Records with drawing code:
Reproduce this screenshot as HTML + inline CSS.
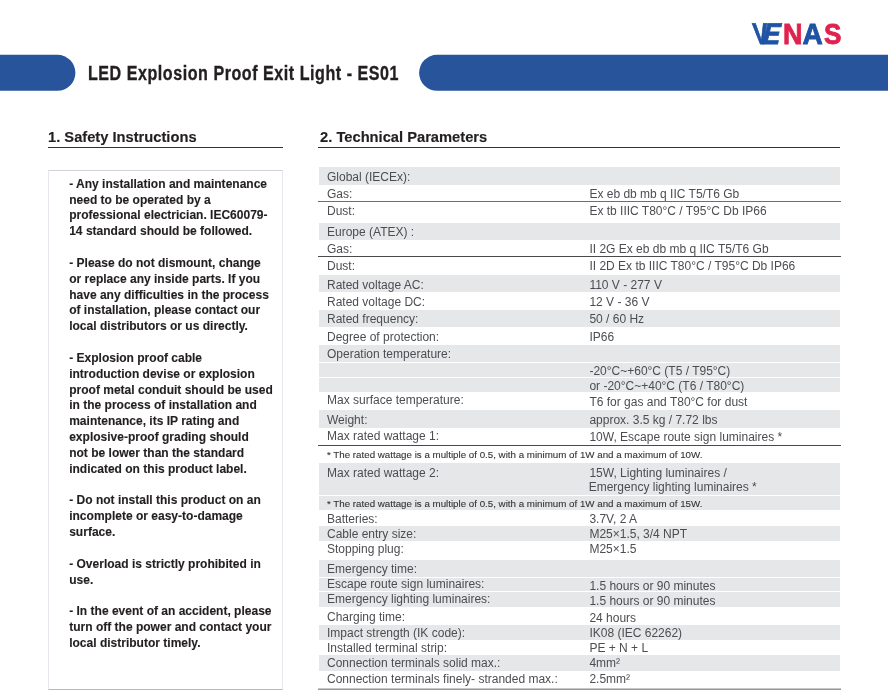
<!DOCTYPE html>
<html lang="en"><head><meta charset="utf-8"><title>LED Explosion Proof Exit Light - ES01</title>
<style>
html,body{margin:0;padding:0;background:#fff}
body{width:888px;height:695px;position:relative;overflow:hidden;font-family:"Liberation Sans",sans-serif}
.title{position:absolute;left:88.4px;top:59.4px;font-weight:bold;font-size:19.6px;line-height:28px;color:#231f20;white-space:nowrap;transform:scaleX(.82);transform-origin:0 0;letter-spacing:.66px;-webkit-text-stroke:.35px #231f20}
.h{position:absolute;font-weight:bold;font-size:14.7px;-webkit-text-stroke:.15px #231f20;line-height:18px;color:#231f20;white-space:nowrap}
.ul{position:absolute;height:1.3px;background:#333}
.box{position:absolute;left:48px;top:170px;width:233.3px;height:517.9px;border:1px solid #e6e8ee;border-bottom-color:#b4b9c6;border-top-color:#cfd2d9}
.s{position:absolute;left:69.2px;font-weight:bold;font-size:12.02px;-webkit-text-stroke:.12px #231f20;line-height:14px;color:#231f20;white-space:nowrap}
.st{position:absolute;left:319.3px;width:520.7px;background:#e6e7e8}
.ln{position:absolute;left:318.3px;width:522.5px;height:1.2px}
.t{position:absolute;font-size:12px;line-height:14px;margin-top:-11px;color:#4c4d52;white-space:nowrap}
.n{position:absolute;font-size:9.75px;line-height:12px;margin-top:-9px;color:#333335;-webkit-text-stroke:.1px #333335;white-space:nowrap}
</style></head><body>
<svg style="position:absolute;left:0;top:0" width="888" height="100" viewBox="0 0 888 100"><path d="M0,54.8H57.4A18,18 0 0 1 57.4,90.8H0Z" fill="#27549b"/><path d="M888,54.8H437.1A18,18 0 0 0 437.1,90.8H888Z" fill="#27549b"/></svg>
<div class="title">LED Explosion Proof Exit Light - ES01</div>
<svg style="position:absolute;left:745px;top:15px" width="110" height="40" viewBox="0 0 110 40" font-family="Liberation Sans, sans-serif" font-weight="bold" font-size="30" stroke-width="0.9" stroke-linejoin="miter" role="img" aria-label="VENAS"><text transform="translate(9.6,29.0) skewX(7) scale(.74,1)" fill="#1f53a3" stroke="#1f53a3">V</text><text transform="translate(16.2,29.0) skewX(-13) scale(.87,1)" fill="#1f53a3" stroke="#1f53a3">E</text><text transform="translate(38.0,29.0) scale(.90,1)" fill="#e0234e" stroke="#e0234e">N</text><text transform="translate(57.6,29.0) scale(.935,1)" fill="#1f53a3" stroke="#1f53a3">A</text><text transform="translate(79.0,29.0) scale(.87,1)" fill="#e0234e" stroke="#e0234e">S</text></svg>
<div class="h" style="left:48px;top:127.5px">1. Safety Instructions</div>
<div class="ul" style="left:48px;top:146.6px;width:235px"></div>
<div class="h" style="left:320.1px;top:127.5px">2. Technical Parameters</div>
<div class="ul" style="left:318.3px;top:146.8px;width:521.7px"></div>
<div class="box"></div>

<div class="s" style="top:176.80px">- Any installation and maintenance</div>
<div class="s" style="top:192.63px">need to be operated by a</div>
<div class="s" style="top:208.46px">professional electrician. IEC60079-</div>
<div class="s" style="top:224.29px">14 standard should be followed.</div>
<div class="s" style="top:255.95px">- Please do not dismount, change</div>
<div class="s" style="top:271.78px">or replace any inside parts. If you</div>
<div class="s" style="top:287.61px">have any difficulties in the process</div>
<div class="s" style="top:303.44px">of installation, please contact our</div>
<div class="s" style="top:319.27px">local distributors or us directly.</div>
<div class="s" style="top:350.93px">- Explosion proof cable</div>
<div class="s" style="top:366.76px">introduction devise or explosion</div>
<div class="s" style="top:382.59px">proof metal conduit should be used</div>
<div class="s" style="top:398.42px">in the process of installation and</div>
<div class="s" style="top:414.25px">maintenance, its IP rating and</div>
<div class="s" style="top:430.08px">explosive-proof grading should</div>
<div class="s" style="top:445.91px">not be lower than the standard</div>
<div class="s" style="top:461.74px">indicated on this product label.</div>
<div class="s" style="top:493.40px">- Do not install this product on an</div>
<div class="s" style="top:509.23px">incomplete or easy-to-damage</div>
<div class="s" style="top:525.06px">surface.</div>
<div class="s" style="top:556.72px">- Overload is strictly prohibited in</div>
<div class="s" style="top:572.55px">use.</div>
<div class="s" style="top:604.21px">- In the event of an accident, please</div>
<div class="s" style="top:620.04px">turn off the power and contact your</div>
<div class="s" style="top:635.87px">local distributor timely.</div>
<div class="st" style="top:167.0px;height:17.5px"></div>
<div class="st" style="top:223.0px;height:16.8px"></div>
<div class="st" style="top:275.2px;height:17.0px"></div>
<div class="st" style="top:309.8px;height:16.8px"></div>
<div class="st" style="top:344.9px;height:17.3px"></div>
<div class="st" style="top:362.8px;height:14.5px"></div>
<div class="st" style="top:377.9px;height:14.0px"></div>
<div class="st" style="top:410.1px;height:17.7px"></div>
<div class="st" style="top:463.2px;height:31.8px"></div>
<div class="st" style="top:495.8px;height:14.1px"></div>
<div class="st" style="top:526.1px;height:14.6px"></div>
<div class="st" style="top:559.5px;height:17.7px"></div>
<div class="st" style="top:577.9px;height:13.2px"></div>
<div class="st" style="top:591.7px;height:14.9px"></div>
<div class="st" style="top:624.6px;height:15.3px"></div>
<div class="st" style="top:655.1px;height:15.9px"></div>
<div class="ln" style="top:200.8px;background:#6d6e71"></div>
<div class="ln" style="top:256.2px;background:#4a4a4c"></div>
<div class="ln" style="top:444.8px;background:#4a4a4c"></div>
<div class="ln" style="top:688px;height:2px;background:linear-gradient(#c6c7c9 50%,#96979a 50%)"></div>
<div class="t" style="left:327px;top:181px">Global (IECEx):</div>
<div class="t" style="left:327px;top:198px">Gas:</div>
<div class="t" style="left:589.4px;top:198px">Ex eb db mb q IIC T5/T6 Gb</div>
<div class="t" style="left:327px;top:215px">Dust:</div>
<div class="t" style="left:589.4px;top:215px">Ex tb IIIC T80°C / T95°C Db IP66</div>
<div class="t" style="left:327px;top:236px">Europe (ATEX) :</div>
<div class="t" style="left:327px;top:253px">Gas:</div>
<div class="t" style="left:589.4px;top:253px">II 2G Ex eb db mb q IIC T5/T6 Gb</div>
<div class="t" style="left:327px;top:270px">Dust:</div>
<div class="t" style="left:589.4px;top:270px">II 2D Ex tb IIIC T80°C / T95°C Db IP66</div>
<div class="t" style="left:327px;top:289px">Rated voltage AC:</div>
<div class="t" style="left:589.4px;top:289px">110 V - 277 V</div>
<div class="t" style="left:327px;top:306px">Rated voltage DC:</div>
<div class="t" style="left:589.4px;top:306px">12 V - 36 V</div>
<div class="t" style="left:327px;top:323px">Rated frequency:</div>
<div class="t" style="left:589.4px;top:323px">50 / 60 Hz</div>
<div class="t" style="left:327px;top:341px">Degree of protection:</div>
<div class="t" style="left:589.4px;top:341px">IP66</div>
<div class="t" style="left:327px;top:358px">Operation temperature:</div>
<div class="t" style="left:589.4px;top:375px">-20°C~+60°C (T5 / T95°C)</div>
<div class="t" style="left:589.4px;top:390px">or -20°C~+40°C (T6 / T80°C)</div>
<div class="t" style="left:327px;top:404px">Max surface temperature:</div>
<div class="t" style="left:589.4px;top:406px">T6 for gas and T80°C for dust</div>
<div class="t" style="left:327px;top:424px">Weight:</div>
<div class="t" style="left:589.4px;top:424px">approx. 3.5 kg / 7.72 lbs</div>
<div class="t" style="left:327px;top:440px">Max rated wattage 1:</div>
<div class="t" style="left:589.4px;top:441px">10W, Escape route sign luminaires *</div>
<div class="t" style="left:327px;top:477px">Max rated wattage 2:</div>
<div class="t" style="left:589.4px;top:477px">15W, Lighting luminaires /</div>
<div class="t" style="left:588.6999999999999px;top:491px">Emergency lighting luminaires *</div>
<div class="t" style="left:327px;top:523px">Batteries:</div>
<div class="t" style="left:589.4px;top:523px">3.7V, 2 A</div>
<div class="t" style="left:327px;top:538px">Cable entry size:</div>
<div class="t" style="left:589.4px;top:538px">M25×1.5, 3/4 NPT</div>
<div class="t" style="left:327px;top:553px">Stopping plug:</div>
<div class="t" style="left:589.4px;top:553px">M25×1.5</div>
<div class="t" style="left:327px;top:573px">Emergency time:</div>
<div class="t" style="left:327px;top:588px">Escape route sign luminaires:</div>
<div class="t" style="left:589.4px;top:590px">1.5 hours or 90 minutes</div>
<div class="t" style="left:327px;top:603px">Emergency lighting luminaires:</div>
<div class="t" style="left:589.4px;top:605px">1.5 hours or 90 minutes</div>
<div class="t" style="left:327px;top:621px">Charging time:</div>
<div class="t" style="left:589.4px;top:622px">24 hours</div>
<div class="t" style="left:327px;top:637px">Impact strength (IK code):</div>
<div class="t" style="left:589.4px;top:637px">IK08 (IEC 62262)</div>
<div class="t" style="left:327px;top:652px">Installed terminal strip:</div>
<div class="t" style="left:589.4px;top:652px">PE + N + L</div>
<div class="t" style="left:327px;top:667px">Connection terminals solid max.:</div>
<div class="t" style="left:589.4px;top:667px">4mm²</div>
<div class="t" style="left:327px;top:683px">Connection terminals finely- stranded max.:</div>
<div class="t" style="left:589.4px;top:683px">2.5mm²</div>
<div class="n" style="left:327px;top:458px">* The rated wattage is a multiple of 0.5, with a minimum of 1W and a maximum of 10W.</div>
<div class="n" style="left:327px;top:507px">* The rated wattage is a multiple of 0.5, with a minimum of 1W and a maximum of 15W.</div>
</body></html>
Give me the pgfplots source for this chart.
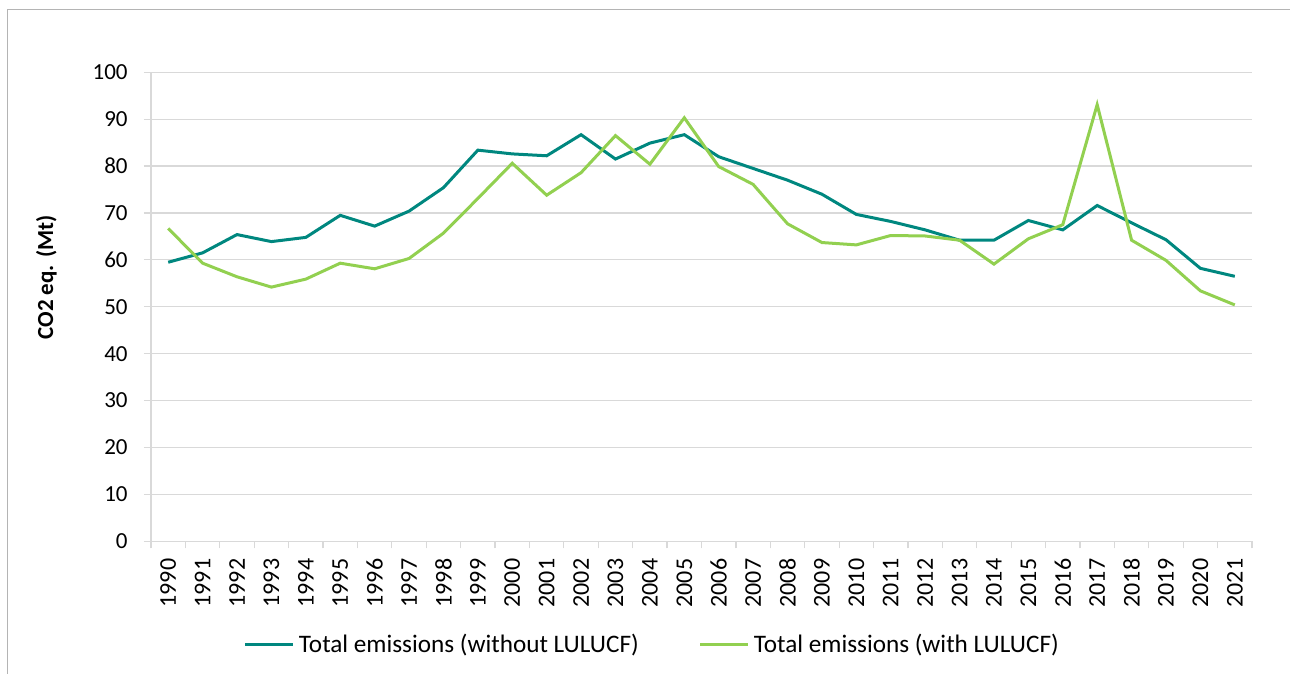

» **WORK TO COMPLETE**:
Tally up the lines with the word "this" in them, and answer with that number by itself.

» **REPLY**:
4